Page contents usually survive this because they're stored in binary BLOB fields, but page titles, usernames, edit comments etc may have gotten misconverted.

Try switching the $wgMySQL5 setting and double-check the encodings. Ideally, most newly configured wikis will be set to binary charset/collation -- which allows MediaWiki to speak UTF-8 Unicode without limitations. If things claim to be either latin1 or utf8 and the contents are clearly wrong when viewed directly in the db, it may be incorrectly set up.

This sometimes results from mysqldump operating on wikis that were originally set up with a really old configuration where fields were labeled as Latin1 (such as when upgraded from an old MySQL 4.0 instance, or old versions of MediaWiki that had aimed primarily for MySQL 4.0 compatibility. MySQL 4.0 and earlier have *no* customizable charset support so whatever the default charset was got used, even though we always actually sent/received UTF-8 data. This sometimes results in data getting "converted to UTF-8" by mysqldump, or some other sort of problem.)

Sometimes also the database itself is still ok, but a reconfiguration of the wiki has caused the old settings to be lost and it's now defaulting to using the modern mode, which can end up doing a similar misconversion. Try turning off $wgMySQL5 in this case?

dasch wrote:

Please consider the fact, that this is the only special page where this charset error can be seen. All other pages are correct and this page already was displayed correctly on this wiki and there were no changes made in the database exept the one made by update.php and SMW_Admin.php for updating to the new version

dasch wrote:

And another special page also for Semantic MediaWiki properties has no problem with special-chars
http://www.wecowi.de/wiki/Spezial:Gew%C3%BCnschte_Attribute

dasch wrote:

BTW in my LocalSettings
$wgDBmysql5 = false;

Ah indeed -- this is some Semantic MediaWiki-only thing? Possibly only some tables are incorrectly set up, or something else in SMW is causing bogus values to end up stored.

dasch wrote:

Yes I think so. But to be honest, I took a look at my database and this seams totally confused. Most tables are InnoDB, but not all. Some have utf8_general_ci some have latin1_swedish_ci and one even is in utf8_bin
that's all a bit strange

dan.bolser wrote:

What happens if you set all to utf8?

dasch wrote:

Anybody from the SMW Team cares about this?

I believe that the cause of this problem is that a temporary table is created to compute the results of this particular special page. The problem then occurs due to incompatible character encoding settings between your existing tables and this new table.

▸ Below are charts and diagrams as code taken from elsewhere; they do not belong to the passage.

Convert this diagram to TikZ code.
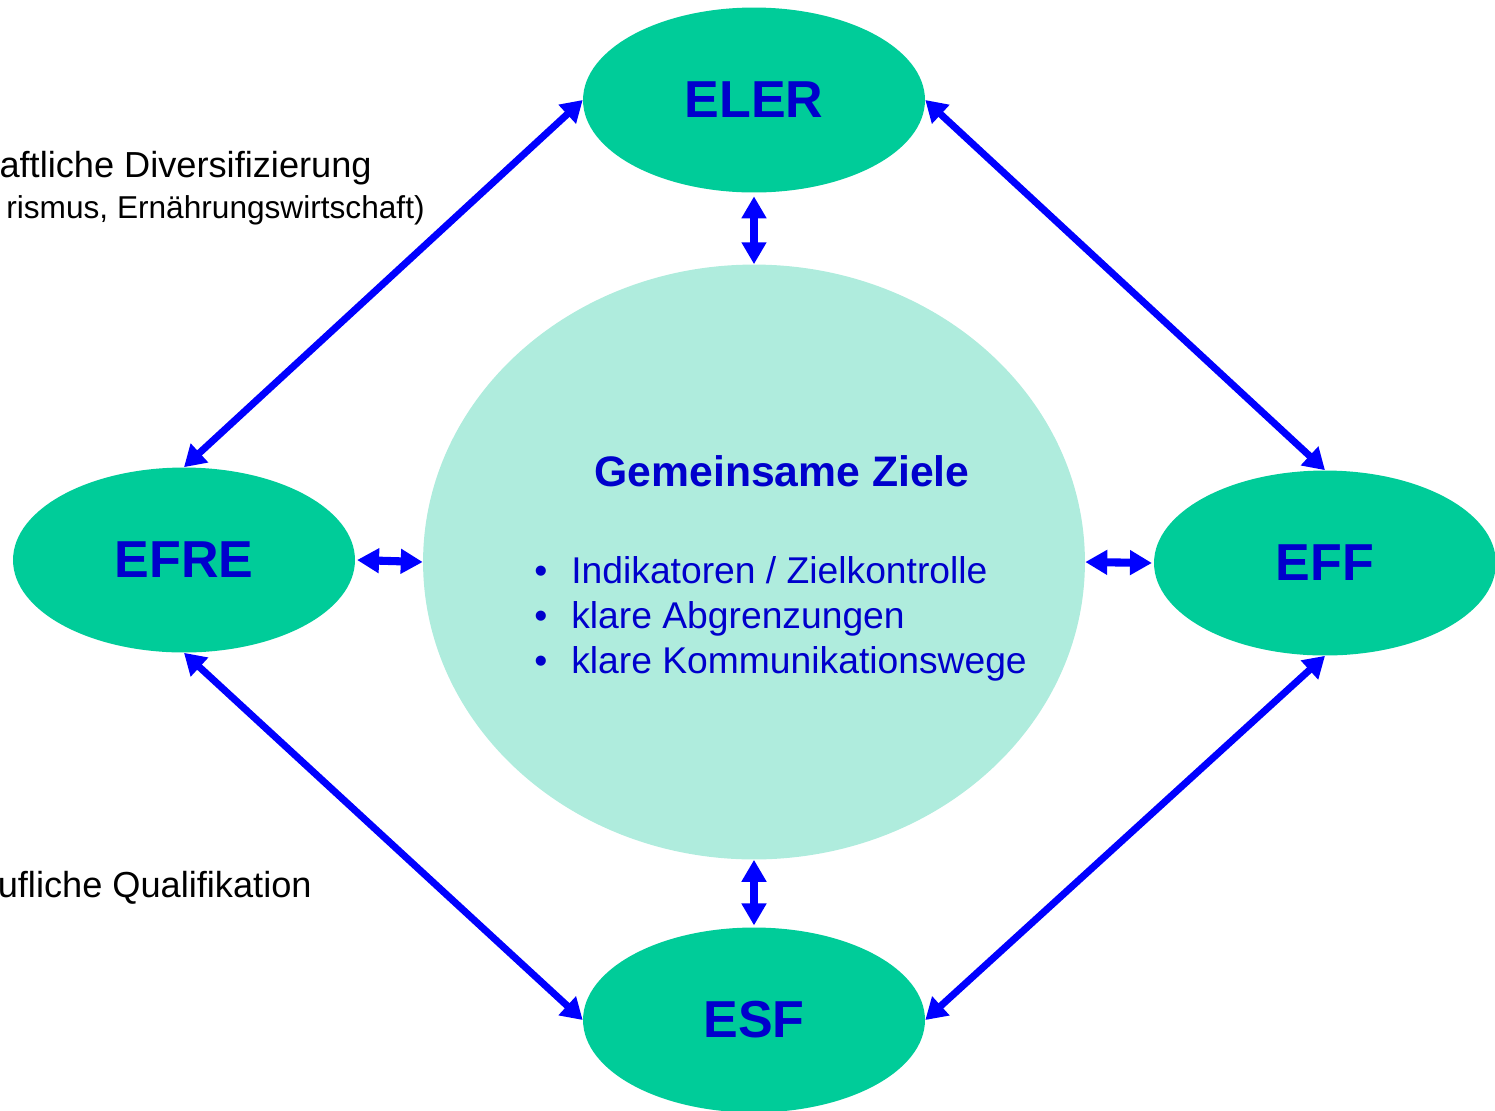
\documentclass[tikz,border=0pt]{standalone}
\usepackage{fontspec}
\setmainfont{Liberation Sans}
\usetikzlibrary{shapes.geometric,arrows.meta}
\definecolor{fund}{RGB}{0,204,153}
\definecolor{goal}{RGB}{175,236,221}
\definecolor{txtblue}{RGB}{0,0,204}
\definecolor{arrblue}{RGB}{0,0,255}
\begin{document}
\begin{tikzpicture}[x=0.02cm,y=-0.02cm,
  fundnode/.style={ellipse, fill=fund, inner sep=0pt, minimum width=6.84cm, minimum height=3.7cm,
    font=\fontsize{29.6}{30}\selectfont\bfseries, text=txtblue},
  goalnode/.style={ellipse, fill=goal, inner sep=0pt, minimum width=13.24cm, minimum height=11.9cm},
  link/.style={arrblue, line width=4pt, {Triangle[length=12pt,width=14pt]}-{Triangle[length=12pt,width=14pt]}},
  shortlink/.style={arrblue, line width=4.6pt, {Triangle[length=12.5pt,width=13.5pt]}-{Triangle[length=12.5pt,width=13.5pt]}},
  itemtxt/.style={anchor=base west, inner sep=0pt, text=txtblue, font=\fontsize{21.2}{22}\selectfont},
  bul/.style={anchor=base, inner sep=0pt, text=txtblue, font=\fontsize{21.2}{22}\selectfont},
  sidetxt/.style={anchor=base east, inner sep=0pt, text=black}
]
\useasboundingbox (0,0) rectangle (1495,1110);

\node[goalnode] (goal) at (754,562) {};
\node[fundnode] (eler) at (754,100) {ELER};
\node[fundnode] (efre) at (184,560) {EFRE};
\node[fundnode] (eff) at (1325,563) {EFF};
\node[fundnode] (esf) at (754,1020) {ESF};

\node[inner sep=0pt, text=txtblue, font=\fontsize{24.3}{25}\selectfont\bfseries] (title) at (782,471) {Gemeinsame Ziele};
\node[bul] (b1) at (541,583) {•};
\node[bul] (b2) at (541,628) {•};
\node[bul] (b3) at (541,673) {•};
\node[itemtxt] (i1) at (571,583) {Indikatoren / Zielkontrolle};
\node[itemtxt] (i2) at (571,628) {klare Abgrenzungen};
\node[itemtxt] (i3) at (571,673) {klare Kommunikationswege};

\node[sidetxt, font=\fontsize{20.6}{21}\selectfont] (s1) at (372,177) {aftliche Diversifizierung};
\node[sidetxt, font=\fontsize{18}{18}\selectfont] (s2) at (425,218) {rismus, Ernährungswirtschaft)};
\node[sidetxt, font=\fontsize{20.6}{21}\selectfont] (s3) at (312,897) {ufliche Qualifikation};

\draw[link] (eler.west) -- (efre.north);
\draw[link] (eler.east) -- (eff.north);
\draw[link] (efre.south) -- (esf.west);
\draw[link] (eff.south) -- (esf.east);

\draw[shortlink] ([yshift=-2pt]eler.south) -- (goal.north);
\draw[shortlink] (goal.south) -- ([yshift=1pt]esf.north);
\draw[shortlink] ([xshift=1pt]efre.east) -- (goal.west);
\draw[shortlink] (goal.east) -- ([xshift=-1pt]eff.west);
\end{tikzpicture}
\end{document}
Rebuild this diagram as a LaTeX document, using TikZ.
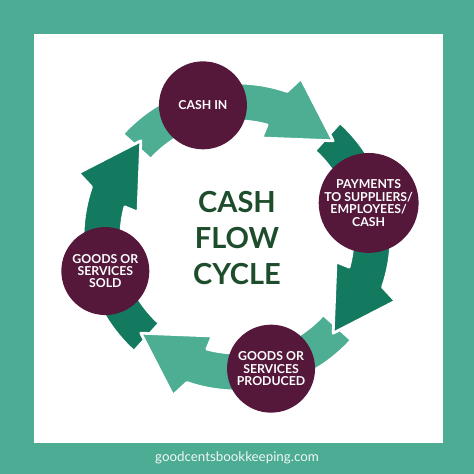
\documentclass[tikz,border=0pt]{standalone}
\usepackage{fontspec}
\setmainfont{Lato}
\definecolor{frame}{HTML}{4CAC94}
\definecolor{lite}{HTML}{4DAE94}
\definecolor{deep}{HTML}{137A60}
\definecolor{plum}{HTML}{55183B}
\definecolor{ink}{HTML}{1E4D2C}

\begin{document}
\begin{tikzpicture}
[x=0.02cm,y=0.02cm
,stage/.style={circle,fill=plum,minimum size=1.76cm,inner sep=0pt,text=white,align=center,font=\bfseries\fontsize{7.0}{7.1}\selectfont}
,band/.style={draw=white,line width=1.6pt,line join=round}
,litearr/.style={band,fill=lite}
,deeparr/.style={band,fill=deep}
,title/.style={text=ink,align=center,font=\bfseries\fontsize{16.5}{20.5}\selectfont}
]
\useasboundingbox (-237,-237) rectangle (237,237);
\fill[frame] (-237,-237) rectangle (237,237);
\fill[white] (-203,-206) rectangle (206,203);
% the four curved arrows, one turned by 90 degrees each
\filldraw[deeparr,rotate=90] (138:116) -- (138:154) arc[start angle=138,end angle=71,radius=154] -- (68:171) -- (45:136) -- (76:102) -- (75:116) arc[start angle=75,end angle=138,radius=116] -- cycle;
\filldraw[litearr,rotate=180] (138:116) -- (138:154) arc[start angle=138,end angle=71,radius=154] -- (68:171) -- (45:136) -- (76:102) -- (75:116) arc[start angle=75,end angle=138,radius=116] -- cycle;
\filldraw[deeparr,rotate=-90] (138:116) -- (138:154) arc[start angle=138,end angle=71,radius=154] -- (68:171) -- (45:136) -- (76:102) -- (75:116) arc[start angle=75,end angle=138,radius=116] -- cycle;
\filldraw[litearr] (138:116) -- (138:154) arc[start angle=138,end angle=71,radius=154] -- (68:171) -- (45:136) -- (76:102) -- (75:116) arc[start angle=75,end angle=138,radius=116] -- cycle;
% left head lies over the tail of the top arrow
\begin{scope}
\clip (0,0) -- (128:220) arc[start angle=128,end angle=172,radius=220] -- cycle;
\filldraw[deeparr,rotate=90] (138:116) -- (138:154) arc[start angle=138,end angle=71,radius=154] -- (68:171) -- (45:136) -- (76:102) -- (75:116) arc[start angle=75,end angle=138,radius=116] -- cycle;
\end{scope}
\node[stage] (cashin) at (104.5:136) {CASH IN};
\node[stage] (pay) at (14.5:136) {PAYMENTS\\TO SUPPLIERS/\\EMPLOYEES/\\CASH};
\node[stage] (made) at (-75.5:136) {GOODS OR\\SERVICES\\PRODUCED};
\node[stage] (sold) at (-165.5:136) {GOODS OR\\SERVICES\\SOLD};
\node[title] (ttl) at (0,-1) {CASH\\FLOW\\CYCLE};
\node[text=white!92!frame,font=\fontsize{7.6}{9}\selectfont] (site) at (0,-221) {goodcentsbookkeeping.com};
\end{tikzpicture}
\end{document}
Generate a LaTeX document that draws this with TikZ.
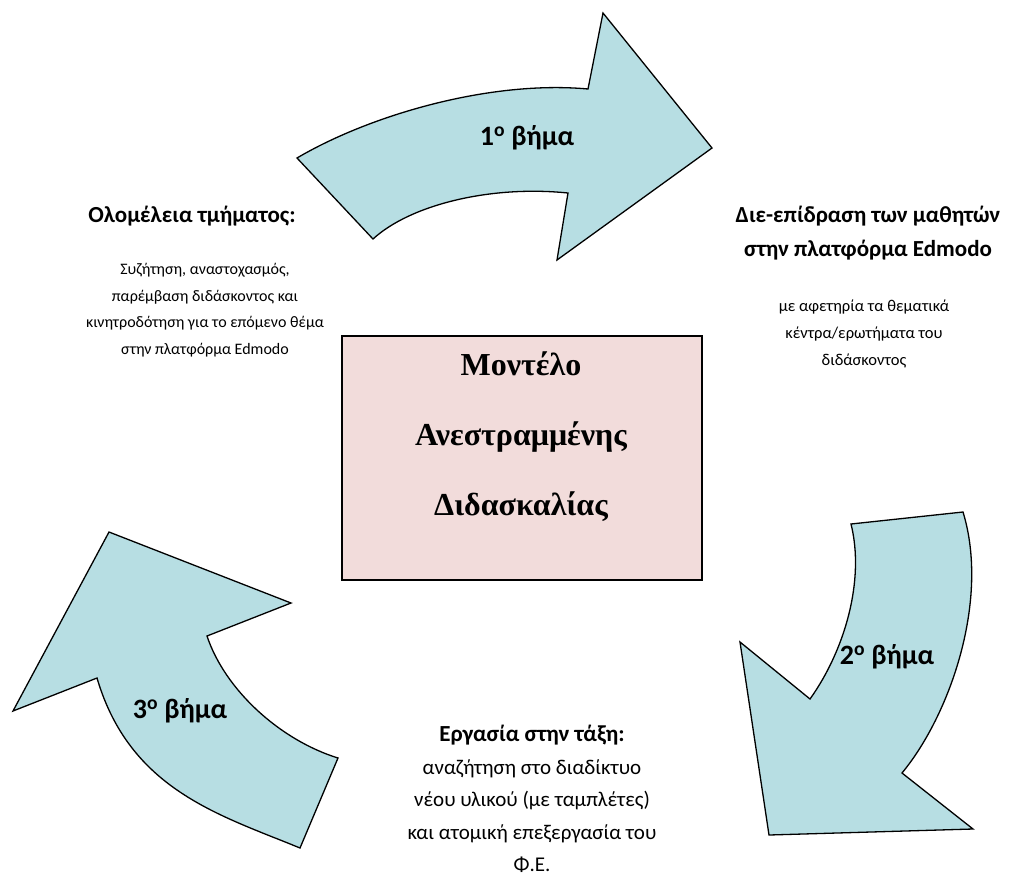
\documentclass[tikz,border=0pt]{standalone}
\usepackage{fontspec}
\setmainfont{Carlito}
\newfontfamily\serifgr{Liberation Serif}
\usetikzlibrary{positioning}

\definecolor{arrowblue}{RGB}{183,222,227}
\definecolor{boxpink}{RGB}{242,220,219}

\begin{document}
\begin{tikzpicture}[
                x = 1pt, y = -1pt, % pixel units, y down
                line join = miter,
                semithick % line style
            ]

            \tikzstyle{bigarrow}=[
            draw = black,
            fill = arrowblue,
            line width = 1.3pt
            ]
            \tikzstyle{steplabel}=[
            font = \fontsize{28}{32}\selectfont\bfseries,
            inner sep = 0pt
            ]
            \tikzstyle{headtext}=[
            font = \fontsize{23}{34}\selectfont\bfseries,
            align = center,
            inner sep = 0pt
            ]
            \tikzstyle{bodytext}=[
            align = center,
            inner sep = 0pt
            ]

            \useasboundingbox (0,0) rectangle (1010,879);

            % central box
            \node (model) [draw = black, fill = boxpink, line width = 1.6pt,
                minimum width = 360pt, minimum height = 244pt] at (522,458) {};
            \node (modeltext) [bodytext, font = \serifgr\fontsize{32}{70}\selectfont\bfseries]
                at (521,437) {Μοντέλο\\Ανεστραμμένης\\Διδασκαλίας};

            % 1st step arrow (top)
            \path[bigarrow] (297,158) .. controls (370,115) and (490,80) .. (588,89)
                -- (603,13) -- (712,148) -- (557,260) -- (568,193)
                .. controls (490,185) and (410,205) .. (373,239) -- cycle;

            % 2nd step arrow (right)
            \path[bigarrow] (963,512) -- (851,524)
                .. controls (865,580) and (845,650) .. (810,699)
                -- (740,642) -- (769,835) -- (973,829) -- (902,773)
                .. controls (950,715) and (990,600) .. (963,512) -- cycle;

            % 3rd step arrow (left)
            \path[bigarrow] (109,532) -- (291,603) -- (207,636)
                .. controls (225,690) and (280,740) .. (338,758)
                -- (300,848)
                .. controls (220,815) and (130,790) .. (97,678)
                -- (13,711) -- cycle;

            \node (step1) [steplabel] at (527,138) {1\textsuperscript{o} βήμα};
            \node (step2) [steplabel] at (887,657) {2\textsuperscript{o} βήμα};
            \node (step3) [steplabel] at (180,711) {3\textsuperscript{o} βήμα};

            % texts round the cycle
            \node (plenary) [headtext] at (192,216) {Ολομέλεια τμήματος:};
            \node (plenarybody) [bodytext, font = \fontsize{16}{26.5}\selectfont]
                at (205,310) {Συζήτηση, αναστοχασμός,\\παρέμβαση διδάσκοντος και\\
                κινητροδότηση για το επόμενο θέμα\\στην πλατφόρμα Edmodo};

            \node (edmodo) [headtext] at (868,233)
                {Διε-επίδραση των μαθητών\\στην πλατφόρμα Edmodo};
            \node (edmodobody) [bodytext, font = \fontsize{16.5}{27}\selectfont]
                at (864,334) {με αφετηρία τα θεματικά\\κέντρα/ερωτήματα του\\διδάσκοντος};

            \node (classwork) [bodytext, font = \fontsize{21}{32.5}\selectfont]
                at (532,799) {\textbf{\fontsize{23}{32.5}\selectfont Εργασία στην τάξη:}\\
                αναζήτηση στο διαδίκτυο\\
                νέου υλικού (με ταμπλέτες)\\και ατομική επεξεργασία του\\Φ.Ε.};
        \end{tikzpicture}
\end{document}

The way in which SMW creates the temporary table on MySQL is:

CREATE TEMPORARY TABLE tablename( title VARCHAR(255) ) ENGINE=MEMORY

The encoding used in this table therefore defaults to the global settings. It is possible that these are not the same as for the other tables. It should be possible to fix the problem by changing all table encodings to be the same, and making sure that this is also the encoding used as a default.

The deeper architectural problem is that MediaWiki uses the global variable $wgDBTableOptions for defining additional options, including specific charsets (I think). However, these global options usually include the ENGINE setting. So we cannot use them for temporary tables. So if somebody changes $wgDBTableOptions to use a non-default charset, SMW will take this into account only for its normal tables. Do you have a custom setting for $wgDBTableOptions?

In the long run, we should also find a more efficient way to compute the results on this special page. The current solution does not scale to bigger wikis.

  • Bug 38140 has been marked as a duplicate of this bug. ***

No updates for two and a half years - is this still an issue? Should this really be high priority?

Kghbln claimed this task.

I am closing this as "Resolved" since this was probably fixed along the way (four new releases since then). The wiki in question was updated to a newer version and currently does not show this behaviour. My wiki with a similar issue is fluffy, too. If this unexpectedly re-appears as an issue a new report may very well be filed on GitHub making reference to this one.